─── Data segment ───
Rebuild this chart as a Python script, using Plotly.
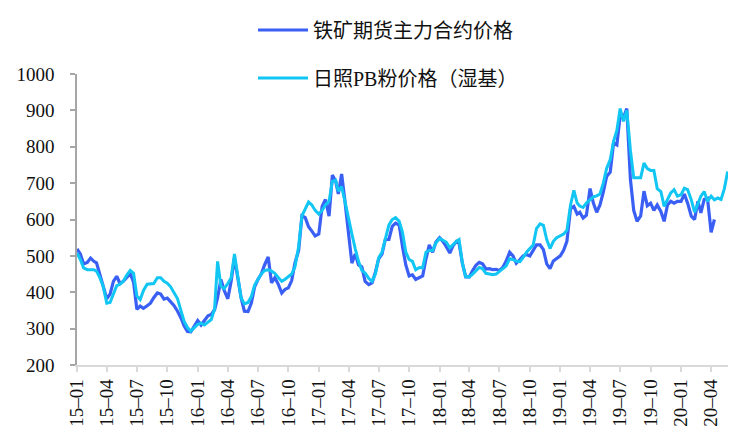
import plotly.graph_objects as go

# ---- data (sampled on the 1st, 11th and 21st of each month) ----
sample_days = (1, 11, 21)
all_dates = [f"{y}-{m:02d}-{d:02d}" for y in range(2015, 2021) for m in range(1, 13) for d in sample_days]

futures = [
    519, 505, 478, 482, 494, 485, 481, 448, 420, 382, 395, 430, 444, 424, 430, 440, 451, 428,
    353, 362, 356, 363, 370, 385, 398, 395, 381, 384, 374, 364, 348, 330, 307, 292, 291, 305,
    322, 310, 322, 335, 339, 352, 385, 435, 405, 382, 430, 495, 440, 385, 348, 347, 370, 415,
    435, 450, 475, 497, 426, 440, 421, 398, 408, 412, 432, 481, 515, 610, 605, 580, 568, 555,
    560, 636, 655, 609, 722, 705, 670, 725, 650, 560, 480, 505, 475, 470, 430, 421, 426, 455,
    492, 505, 545, 545, 581, 590, 585, 525, 475, 445, 448, 435, 440, 445, 492, 530, 510, 538,
    550, 540, 526, 508, 528, 540, 535, 480, 442, 442, 460, 474, 482, 478, 464, 465, 462, 463,
    460, 468, 485, 510, 500, 480, 490, 500, 504, 500, 515, 530, 530, 517, 478, 465, 486, 492,
    500, 515, 540, 630, 636, 615, 620, 604, 612, 685, 645, 620, 640, 675, 718, 730, 810, 805,
    885, 880, 905, 710, 625, 595, 610, 678, 638, 645, 625, 640, 622, 595, 640, 650, 645, 650,
    650, 670, 645, 609, 600, 650, 618, 655, 658, 565, 600,
]

spot = [
    508, 490, 467, 462, 462, 462, 458, 440, 417, 370, 372, 398, 418, 422, 430, 448, 460, 452,
    390, 380, 405, 422, 423, 424, 440, 440, 430, 425, 415, 400, 382, 350, 320, 303, 293, 302,
    312, 315, 310, 318, 325, 355, 485, 417, 410, 424, 440, 505, 440, 385, 368, 372, 388, 420,
    435, 450, 460, 462, 458, 452, 440, 430, 436, 444, 450, 470, 525, 610, 630, 648, 640, 625,
    615, 625, 640, 650, 705, 708, 678, 690, 650, 600, 560, 520, 485, 460, 453, 438, 430, 450,
    495, 510, 550, 585, 600, 605, 595, 565, 510, 490, 485, 462, 468, 467, 510, 515, 515, 535,
    548, 542, 538, 522, 532, 540, 545, 480, 443, 442, 450, 460, 468, 465, 452, 450, 448, 450,
    458, 465, 472, 492, 490, 485, 484, 496, 510, 520, 530, 575, 588, 584, 545, 520, 540, 550,
    556, 560, 570, 640, 680, 645, 637, 633, 645, 655, 662, 665, 670, 700, 740, 765, 815, 845,
    905, 870, 900, 790, 715, 715, 715, 755, 740, 735, 735, 685, 677, 636, 654, 673, 682, 664,
    668, 686, 682, 654, 620, 645, 664, 677, 650, 664, 654, 659, 655, 685, 732,
]

futures_dates = all_dates[:len(futures)]
spot_dates = all_dates[:len(spot)]

series_names = ["铁矿期货主力合约价格", "日照PB粉价格（湿基）"]

tick_dates = ["2015-01-01", "2015-04-01", "2015-07-01", "2015-10-01",
              "2016-01-01", "2016-04-01", "2016-07-01", "2016-10-01",
              "2017-01-01", "2017-04-01", "2017-07-01", "2017-10-01",
              "2018-01-01", "2018-04-01", "2018-07-01", "2018-10-01",
              "2019-01-01", "2019-04-01", "2019-07-01", "2019-10-01",
              "2020-01-01", "2020-04-01"]
tick_labels = ["15–01", "15–04", "15–07", "15–10", "16–01", "16–04", "16–07", "16–10",
               "17–01", "17–04", "17–07", "17–10", "18–01", "18–04", "18–07", "18–10",
               "19–01", "19–04", "19–07", "19–10", "20–01", "20–04"]

BLUE = "#3A5FF5"
CYAN = "#12C6F3"
SERIF = "Liberation Serif, Times New Roman, serif"
LEG_FONT = "Liberation Serif, Noto Sans CJK SC, serif"

fig = go.Figure()
fig.add_trace(go.Scatter(x=futures_dates, y=futures, mode="lines", name=series_names[0],
                         line=dict(color=BLUE, width=3.2), legend="legend"))
fig.add_trace(go.Scatter(x=spot_dates, y=spot, mode="lines", name=series_names[1],
                         line=dict(color=CYAN, width=3), legend="legend2"))

legend_common = dict(xref="container", yref="container", xanchor="left", yanchor="middle",
                     bgcolor="rgba(0,0,0,0)", borderwidth=0, itemwidth=50,
                     font=dict(family=LEG_FONT, size=20, color="#111111"))
fig.update_layout(
    width=747, height=442,
    paper_bgcolor="white", plot_bgcolor="white",
    margin=dict(l=77, r=19, t=74, b=77, autoexpand=False),
    showlegend=True,
    legend=dict(x=253 / 747, y=1 - 30 / 442, **legend_common),
    legend2=dict(x=253 / 747, y=1 - 78 / 442, **legend_common),
    xaxis=dict(type="date", range=["2015-01-01", "2020-05-22"],
               tickmode="array", tickvals=tick_dates, ticktext=tick_labels,
               tickangle=-90, showgrid=False, zeroline=False,
               showline=True, linecolor="#D9D9D9", linewidth=1.5,
               ticks="outside", ticklen=5, tickcolor="#D9D9D9", tickwidth=1.5,
               tickfont=dict(family=SERIF, size=19, color="#111111")),
    yaxis=dict(range=[200, 1000], tickmode="linear", tick0=200, dtick=100,
               showgrid=False, zeroline=False,
               showline=True, linecolor="#A6A6A6", linewidth=1.5,
               ticks="outside", ticklen=5, tickcolor="#A6A6A6", tickwidth=1.5,
               ticklabelstandoff=12,
               tickfont=dict(family=SERIF, size=19, color="#111111")),
)

fig.write_html("out.html")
───
> Given request: Omit the pictures, and quote the material above exactly as given.

> The completed task:
Rebuild this chart as a Python script, using Plotly.
import plotly.graph_objects as go

# ---- data (sampled on the 1st, 11th and 21st of each month) ----
sample_days = (1, 11, 21)
all_dates = [f"{y}-{m:02d}-{d:02d}" for y in range(2015, 2021) for m in range(1, 13) for d in sample_days]

futures = [
    519, 505, 478, 482, 494, 485, 481, 448, 420, 382, 395, 430, 444, 424, 430, 440, 451, 428,
    353, 362, 356, 363, 370, 385, 398, 395, 381, 384, 374, 364, 348, 330, 307, 292, 291, 305,
    322, 310, 322, 335, 339, 352, 385, 435, 405, 382, 430, 495, 440, 385, 348, 347, 370, 415,
    435, 450, 475, 497, 426, 440, 421, 398, 408, 412, 432, 481, 515, 610, 605, 580, 568, 555,
    560, 636, 655, 609, 722, 705, 670, 725, 650, 560, 480, 505, 475, 470, 430, 421, 426, 455,
    492, 505, 545, 545, 581, 590, 585, 525, 475, 445, 448, 435, 440, 445, 492, 530, 510, 538,
    550, 540, 526, 508, 528, 540, 535, 480, 442, 442, 460, 474, 482, 478, 464, 465, 462, 463,
    460, 468, 485, 510, 500, 480, 490, 500, 504, 500, 515, 530, 530, 517, 478, 465, 486, 492,
    500, 515, 540, 630, 636, 615, 620, 604, 612, 685, 645, 620, 640, 675, 718, 730, 810, 805,
    885, 880, 905, 710, 625, 595, 610, 678, 638, 645, 625, 640, 622, 595, 640, 650, 645, 650,
    650, 670, 645, 609, 600, 650, 618, 655, 658, 565, 600,
]

spot = [
    508, 490, 467, 462, 462, 462, 458, 440, 417, 370, 372, 398, 418, 422, 430, 448, 460, 452,
    390, 380, 405, 422, 423, 424, 440, 440, 430, 425, 415, 400, 382, 350, 320, 303, 293, 302,
    312, 315, 310, 318, 325, 355, 485, 417, 410, 424, 440, 505, 440, 385, 368, 372, 388, 420,
    435, 450, 460, 462, 458, 452, 440, 430, 436, 444, 450, 470, 525, 610, 630, 648, 640, 625,
    615, 625, 640, 650, 705, 708, 678, 690, 650, 600, 560, 520, 485, 460, 453, 438, 430, 450,
    495, 510, 550, 585, 600, 605, 595, 565, 510, 490, 485, 462, 468, 467, 510, 515, 515, 535,
    548, 542, 538, 522, 532, 540, 545, 480, 443, 442, 450, 460, 468, 465, 452, 450, 448, 450,
    458, 465, 472, 492, 490, 485, 484, 496, 510, 520, 530, 575, 588, 584, 545, 520, 540, 550,
    556, 560, 570, 640, 680, 645, 637, 633, 645, 655, 662, 665, 670, 700, 740, 765, 815, 845,
    905, 870, 900, 790, 715, 715, 715, 755, 740, 735, 735, 685, 677, 636, 654, 673, 682, 664,
    668, 686, 682, 654, 620, 645, 664, 677, 650, 664, 654, 659, 655, 685, 732,
]

futures_dates = all_dates[:len(futures)]
spot_dates = all_dates[:len(spot)]

series_names = ["铁矿期货主力合约价格", "日照PB粉价格（湿基）"]

tick_dates = ["2015-01-01", "2015-04-01", "2015-07-01", "2015-10-01",
              "2016-01-01", "2016-04-01", "2016-07-01", "2016-10-01",
              "2017-01-01", "2017-04-01", "2017-07-01", "2017-10-01",
              "2018-01-01", "2018-04-01", "2018-07-01", "2018-10-01",
              "2019-01-01", "2019-04-01", "2019-07-01", "2019-10-01",
              "2020-01-01", "2020-04-01"]
tick_labels = ["15–01", "15–04", "15–07", "15–10", "16–01", "16–04", "16–07", "16–10",
               "17–01", "17–04", "17–07", "17–10", "18–01", "18–04", "18–07", "18–10",
               "19–01", "19–04", "19–07", "19–10", "20–01", "20–04"]

BLUE = "#3A5FF5"
CYAN = "#12C6F3"
SERIF = "Liberation Serif, Times New Roman, serif"
LEG_FONT = "Liberation Serif, Noto Sans CJK SC, serif"

fig = go.Figure()
fig.add_trace(go.Scatter(x=futures_dates, y=futures, mode="lines", name=series_names[0],
                         line=dict(color=BLUE, width=3.2), legend="legend"))
fig.add_trace(go.Scatter(x=spot_dates, y=spot, mode="lines", name=series_names[1],
                         line=dict(color=CYAN, width=3), legend="legend2"))

legend_common = dict(xref="container", yref="container", xanchor="left", yanchor="middle",
                     bgcolor="rgba(0,0,0,0)", borderwidth=0, itemwidth=50,
                     font=dict(family=LEG_FONT, size=20, color="#111111"))
fig.update_layout(
    width=747, height=442,
    paper_bgcolor="white", plot_bgcolor="white",
    margin=dict(l=77, r=19, t=74, b=77, autoexpand=False),
    showlegend=True,
    legend=dict(x=253 / 747, y=1 - 30 / 442, **legend_common),
    legend2=dict(x=253 / 747, y=1 - 78 / 442, **legend_common),
    xaxis=dict(type="date", range=["2015-01-01", "2020-05-22"],
               tickmode="array", tickvals=tick_dates, ticktext=tick_labels,
               tickangle=-90, showgrid=False, zeroline=False,
               showline=True, linecolor="#D9D9D9", linewidth=1.5,
               ticks="outside", ticklen=5, tickcolor="#D9D9D9", tickwidth=1.5,
               tickfont=dict(family=SERIF, size=19, color="#111111")),
    yaxis=dict(range=[200, 1000], tickmode="linear", tick0=200, dtick=100,
               showgrid=False, zeroline=False,
               showline=True, linecolor="#A6A6A6", linewidth=1.5,
               ticks="outside", ticklen=5, tickcolor="#A6A6A6", tickwidth=1.5,
               ticklabelstandoff=12,
               tickfont=dict(family=SERIF, size=19, color="#111111")),
)

fig.write_html("out.html")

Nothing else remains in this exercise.